-- START EXCERPTED DATA --

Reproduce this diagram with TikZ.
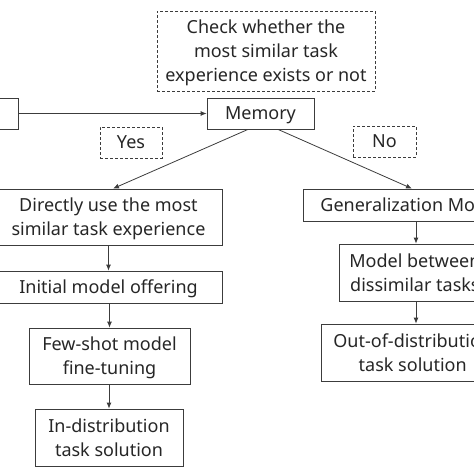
\documentclass[tikz,border=0pt]{standalone}
\usepackage{fontspec}
\setmainfont{Noto Sans}
\usetikzlibrary{arrows.meta,calc}

\definecolor{linegray}{HTML}{3C3C3C}
\definecolor{textgray}{HTML}{262626}

\begin{document}
\begin{tikzpicture}[x=1pt,y=-1pt]
				\tikzset{box/.style={draw=linegray,line width=0.8pt,text=textgray,align=center,inner sep=0pt,
						text depth=0pt,font=\fontsize{18}{24}\selectfont}}
				\tikzset{dashbox/.style={box,dash pattern=on 3pt off 2pt}}
				\tikzset{flow/.style={draw=linegray,line width=0.8pt,-{Latex[length=6pt,width=5pt]}}}
				\useasboundingbox (0,0) rectangle (474,474);
				\clip (0,0) rectangle (474,474);
				% question and memory
				\node[dashbox,minimum width=218pt,minimum height=80pt] (check) at (266,51) {Check whether the\\most similar task\\experience exists or not};
				\node[box,minimum width=107pt,minimum height=31pt] (memory) at (260.5,113.5) {Memory};
				\node[box,anchor=east,inner xsep=20pt,minimum height=31pt] (task) at (19,113.5) {New task};
				\node[dashbox,minimum width=62pt,minimum height=31pt] (yes) at (131,142.5) {Yes};
				\node[dashbox,minimum width=63pt,minimum height=31pt] (no) at (384.5,141.5) {No};
				% left branch
				\node[box,minimum width=227pt,minimum height=56pt] (direct) at (108.5,217) {Directly use the most\\similar task experience};
				\node[box,minimum width=227pt,minimum height=32pt] (initial) at (108.5,287) {Initial model offering};
				\node[box,minimum width=161pt,minimum height=56pt] (fewshot) at (109.5,356) {Few-shot model\\fine-tuning};
				\node[box,minimum width=148pt,minimum height=57pt] (indist) at (109,437.5) {In-distribution\\task solution};
				% right branch
				\node[box,anchor=west,inner xsep=17pt,minimum height=32pt] (general) at (303,205) {Generalization Model};
				\node[box,anchor=west,inner xsep=10pt,minimum height=57pt] (between) at (339,272.5) {Model between\\dissimilar tasks};
				\node[box,anchor=west,inner xsep=12pt,minimum height=57pt] (outdist) at (321,352.5) {Out-of-distribution\\task solution};
				\coordinate (rightline) at (416,0);
				% connectors
				\draw[flow] (task.east |- memory.west) -- (memory.west);
				\draw[flow] ([xshift=-12.5pt]memory.south) -- ([xshift=4.5pt]direct.north);
				\draw[flow] ([xshift=17.5pt]memory.south) -- (general.north -| 412,0);
				\draw[flow] (direct.south) -- (initial.south |- initial.north);
				\draw[flow] (initial.south -| fewshot.north) -- (fewshot.north);
				\draw[flow] (fewshot.south -| indist.north) -- (indist.north);
				\draw[flow] (general.south -| rightline) -- (between.north -| rightline);
				\draw[flow] (between.south -| rightline) -- (outdist.north -| rightline);
			\end{tikzpicture}
\end{document}
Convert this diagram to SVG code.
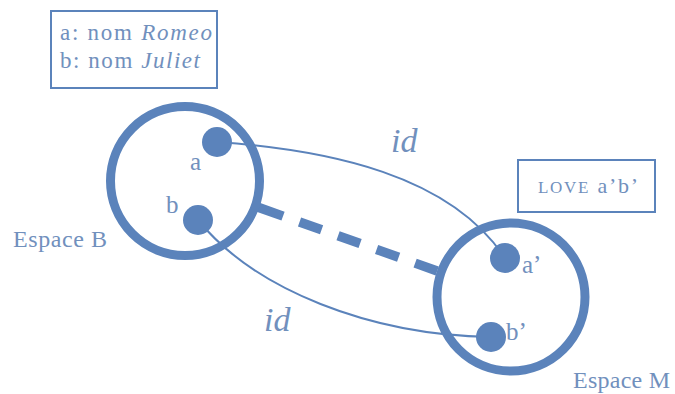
<svg xmlns="http://www.w3.org/2000/svg" width="675" height="394" viewBox="0 0 675 394">
  <style>
    .ring { fill: none; stroke: #5b83bb; stroke-width: 9; }
    .dot { fill: #5b83bb; }
    .thin { fill: none; stroke: #5b83bb; stroke-width: 2; }
    .dash { fill: none; stroke: #5b83bb; stroke-width: 9.5; }
    .box { fill: #ffffff; stroke: #5b83bb; stroke-width: 2; }
    .lbl { font-family: "Liberation Serif", "DejaVu Serif", serif; fill: #7190bd; }
    .it { font-style: italic; }
  </style>
  <rect width="675" height="394" fill="#ffffff"/>

  <!-- connectors: identity links and the dashed mapping between spaces -->
  <g id="connectors">
    <path class="thin" d="M217,142 C330,150 450,175 505,258"/>
    <path class="thin" d="M198,220 C255,290 370,335 491,337"/>
    <line class="dash" x1="256" y1="206.5" x2="440" y2="272"
          stroke-dasharray="28.7 17.5 23.4 17.5 23.4 17.5 23.4 17.5 23.4 40"/>
    <text class="lbl it" x="391" y="152" font-size="34">id</text>
    <text class="lbl it" x="264" y="331" font-size="34">id</text>
  </g>

  <!-- legend box -->
  <g id="legend">
    <rect class="box" x="51" y="11" width="166" height="77"/>
    <text class="lbl" x="60" y="40" font-size="23" textLength="152" lengthAdjust="spacing">a: nom <tspan class="it">Romeo</tspan></text>
    <text class="lbl" x="60" y="68" font-size="23" textLength="140" lengthAdjust="spacing">b: nom <tspan class="it">Juliet</tspan></text>
  </g>

  <!-- space B -->
  <g id="espace-b">
    <circle class="ring" cx="185" cy="181" r="74.5"/>
    <circle class="dot" cx="217" cy="142" r="15"/>
    <circle class="dot" cx="198" cy="220" r="15"/>
    <text class="lbl" x="190" y="170" font-size="25">a</text>
    <text class="lbl" x="166" y="213" font-size="25">b</text>
    <text class="lbl" x="13" y="247" font-size="24" textLength="94" lengthAdjust="spacing">Espace B</text>
  </g>

  <!-- space M -->
  <g id="espace-m">
    <circle class="ring" cx="511" cy="297" r="74"/>
    <circle class="dot" cx="505" cy="258" r="15"/>
    <circle class="dot" cx="491" cy="337" r="15"/>
    <text class="lbl" x="522" y="273" font-size="25">a’</text>
    <text class="lbl" x="506" y="340" font-size="25">b’</text>
    <text class="lbl" x="573" y="388" font-size="24" textLength="97" lengthAdjust="spacing">Espace M</text>
  </g>

  <!-- blend box -->
  <g id="love">
    <rect class="box" x="518" y="160" width="137" height="52"/>
    <text class="lbl" x="538" y="193" font-size="22" textLength="100" lengthAdjust="spacing"><tspan font-size="17">LOVE</tspan> a’b’</text>
  </g>
</svg>
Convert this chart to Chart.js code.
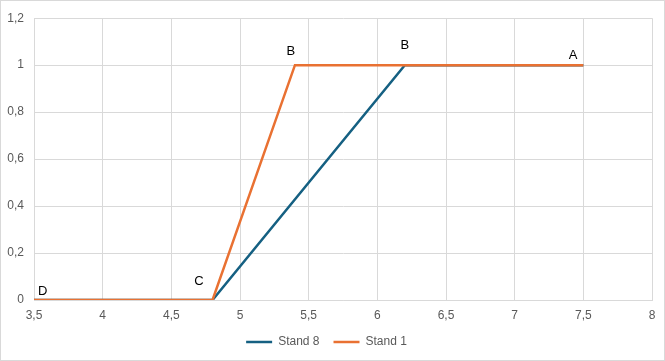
<!DOCTYPE html>
<html>
<head>
<meta charset="utf-8">
<script src="https://cdn.jsdelivr.net/npm/chart.js@4/dist/chart.umd.min.js"></script>
<style>
  html, body { margin: 0; padding: 0; background: #fff; }
  #wrap { width: 665px; height: 361px; position: relative; box-sizing: border-box; border: 1px solid #d9d9d9; }
</style>
</head>
<body>
<div id="wrap"><canvas id="myChart"></canvas></div>
<script>
// Stand 8
const stand8X = [3.5, 4.8, 6.2, 7.5];
const stand8Y = [0, 0, 1, 1];
const stand8Labels = ['', '', 'B', ''];

// Stand 1
const stand1X = [3.5, 4.8, 5.4, 7.5];
const stand1Y = [0, 0, 1, 1];
const stand1Labels = ['D', 'C', 'B', 'A'];

const xTicks = [3.5, 4, 4.5, 5, 5.5, 6, 6.5, 7, 7.5, 8];
const yTicks = [0, 0.2, 0.4, 0.6, 0.8, 1, 1.2];

const toPoints = (xs, ys) => xs.map((x, i) => ({ x: x, y: ys[i] }));
const comma = v => String(Math.round(v * 10) / 10).replace('.', ',');

// label offsets relative to the point (dx, dy, align)
const labelPos = {
  'Stand 8': [null, null, [0, -20, 'center'], null],
  'Stand 1': [[4, -9, 'left'], [-9, -19, 'right'], [-4, -14, 'center'], [-6, -10, 'right']]
};

const pointLabels = {
  id: 'pointLabels',
  afterDatasetsDraw(chart) {
    const ctx = chart.ctx;
    ctx.save();
    ctx.font = '13px "Liberation Sans", Arial, sans-serif';
    ctx.fillStyle = '#000';
    ctx.textBaseline = 'middle';
    chart.data.datasets.forEach((ds, i) => {
      const meta = chart.getDatasetMeta(i);
      ds.pointText.forEach((t, j) => {
        if (!t) return;
        const p = labelPos[ds.label][j];
        const el = meta.data[j];
        ctx.textAlign = p[2];
        ctx.fillText(t, el.x + p[0], el.y + p[1]);
      });
    });
    ctx.restore();
  }
};

const ctx = document.getElementById('myChart').getContext('2d');
const myChart = new Chart(ctx, {
  type: 'scatter',
  data: {
    datasets: [{
      label: 'Stand 8',
      data: toPoints(stand8X, stand8Y),
      pointText: stand8Labels,
      showLine: true,
      borderColor: '#156082',
      backgroundColor: '#156082',
      borderWidth: 2.5,
      pointRadius: 0,
      order: 2
    }, {
      label: 'Stand 1',
      data: toPoints(stand1X, stand1Y),
      pointText: stand1Labels,
      showLine: true,
      borderColor: '#E97132',
      backgroundColor: '#E97132',
      borderWidth: 2.5,
      pointRadius: 0,
      order: 1
    }]
  },
  options: {
    responsive: true,
    maintainAspectRatio: false,
    animation: false,
    layout: { padding: { left: 0, right: 12, top: 16, bottom: 2 } },
    plugins: {
      tooltip: { enabled: false },
      legend: {
        position: 'bottom',
        labels: {
          usePointStyle: true,
          pointStyle: 'line',
          pointStyleWidth: 26,
          color: '#595959',
          font: { size: 12, family: '"Liberation Sans", Arial, sans-serif' },
          padding: 14,
          sort: (a, b) => a.datasetIndex - b.datasetIndex
        }
      }
    },
    scales: {
      x: {
        type: 'linear',
        min: 3.5,
        max: 8,
        afterBuildTicks: axis => { axis.ticks = xTicks.map(v => ({ value: v })); },
        afterFit: axis => { axis.height = 22; },
        grid: { color: '#d9d9d9', drawTicks: false },
        border: { color: '#d9d9d9' },
        ticks: {
          color: '#595959',
          padding: 8,
          font: { size: 12, family: '"Liberation Sans", Arial, sans-serif' },
          callback: v => comma(v)
        }
      },
      y: {
        min: 0,
        max: 1.2,
        afterBuildTicks: axis => { axis.ticks = yTicks.map(v => ({ value: v })); },
        afterFit: axis => { axis.width = 33; },
        grid: { color: '#d9d9d9', drawTicks: false },
        border: { color: '#d9d9d9' },
        ticks: {
          color: '#595959',
          padding: 10,
          font: { size: 12, family: '"Liberation Sans", Arial, sans-serif' },
          callback: v => comma(v)
        }
      }
    }
  },
  plugins: [pointLabels]
});
</script>
</body>
</html>
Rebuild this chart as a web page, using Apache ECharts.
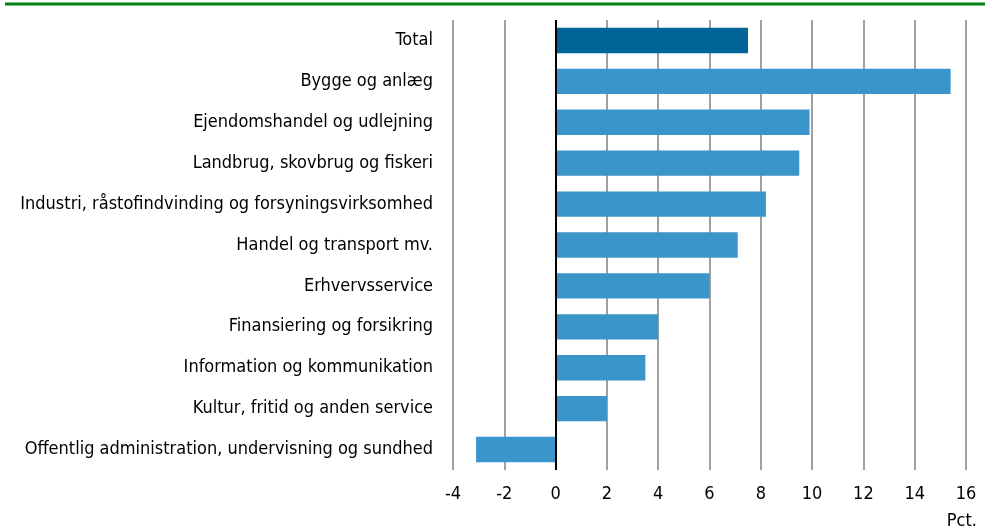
<!DOCTYPE html>
<html>
<head>
<meta charset="utf-8">
<script src="https://cdn.jsdelivr.net/npm/echarts@6/dist/echarts.min.js"></script>
<style>
  html, body { margin: 0; padding: 0; background: #fff; }
  #chart { width: 985px; height: 532px; }
</style>
</head>
<body>
<div id="chart"></div>
<script>
// kategorier, top til bund
const categories = [
  'Total',
  'Bygge og anlæg',
  'Ejendomshandel og udlejning',
  'Landbrug, skovbrug og fiskeri',
  'Industri, råstofindvinding og forsyningsvirksomhed',
  'Handel og transport mv.',
  'Erhvervsservice',
  'Finansiering og forsikring',
  'Information og kommunikation',
  'Kultur, fritid og anden service',
  'Offentlig administration, undervisning og sundhed'
]
const values = [7.5, 15.4, 9.9, 9.5, 8.2, 7.1, 6.0, 4.0, 3.5, 2.0, -3.1]
const xTicks = [-4, -2, 0, 2, 4, 6, 8, 10, 12, 14, 16]
const unitLabel = 'Pct.'

const font = 'DejaVu Sans Condensed'
const chart = echarts.init(document.getElementById('chart'))

const option = {
  animation: false,
  textStyle: { fontFamily: font },
  grid: { left: 453, right: 19, top: 20, bottom: 62 },
  graphic: [
    {
      type: 'line',
      shape: { x1: 5, y1: 4, x2: 985, y2: 4 },
      style: { stroke: '#008214', lineWidth: 3 }
    },
    {
      type: 'text',
      right: 8,
      top: 512,
      style: { text: unitLabel, font: '18px "' + font + '"', fill: '#000' }
    }
  ],
  xAxis: {
    type: 'value',
    min: xTicks[0],
    max: xTicks[xTicks.length - 1],
    interval: 2,
    axisLine: { show: false },
    axisTick: { show: false },
    axisLabel: { color: '#000', fontSize: 18, margin: 15 },
    splitLine: { show: true, lineStyle: { color: '#a0a0a0', width: 2 } }
  },
  yAxis: {
    type: 'category',
    data: categories,
    inverse: true,
    axisLine: { show: false },
    axisTick: { show: false },
    axisLabel: { color: '#000', fontSize: 18, margin: 20 }
  },
  series: [
    {
      type: 'bar',
      barWidth: '62%',
      data: values.map((v, i) => ({
        value: v,
        itemStyle: { color: i === 0 ? '#016496' : '#3a96ca' }
      })),
      markLine: {
        silent: true,
        symbol: 'none',
        label: { show: false },
        lineStyle: { color: '#000', width: 2, type: 'solid' },
        data: [{ xAxis: 0 }]
      }
    }
  ]
}

chart.setOption(option)
</script>
</body>
</html>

-- END EXCERPTED DATA --

* GOAL: In the records above, find each line with the word "Convert" and copy it.

* WORKED SOLUTION:
Convert this diagram to SVG code.
Convert this chart to Chart.js code.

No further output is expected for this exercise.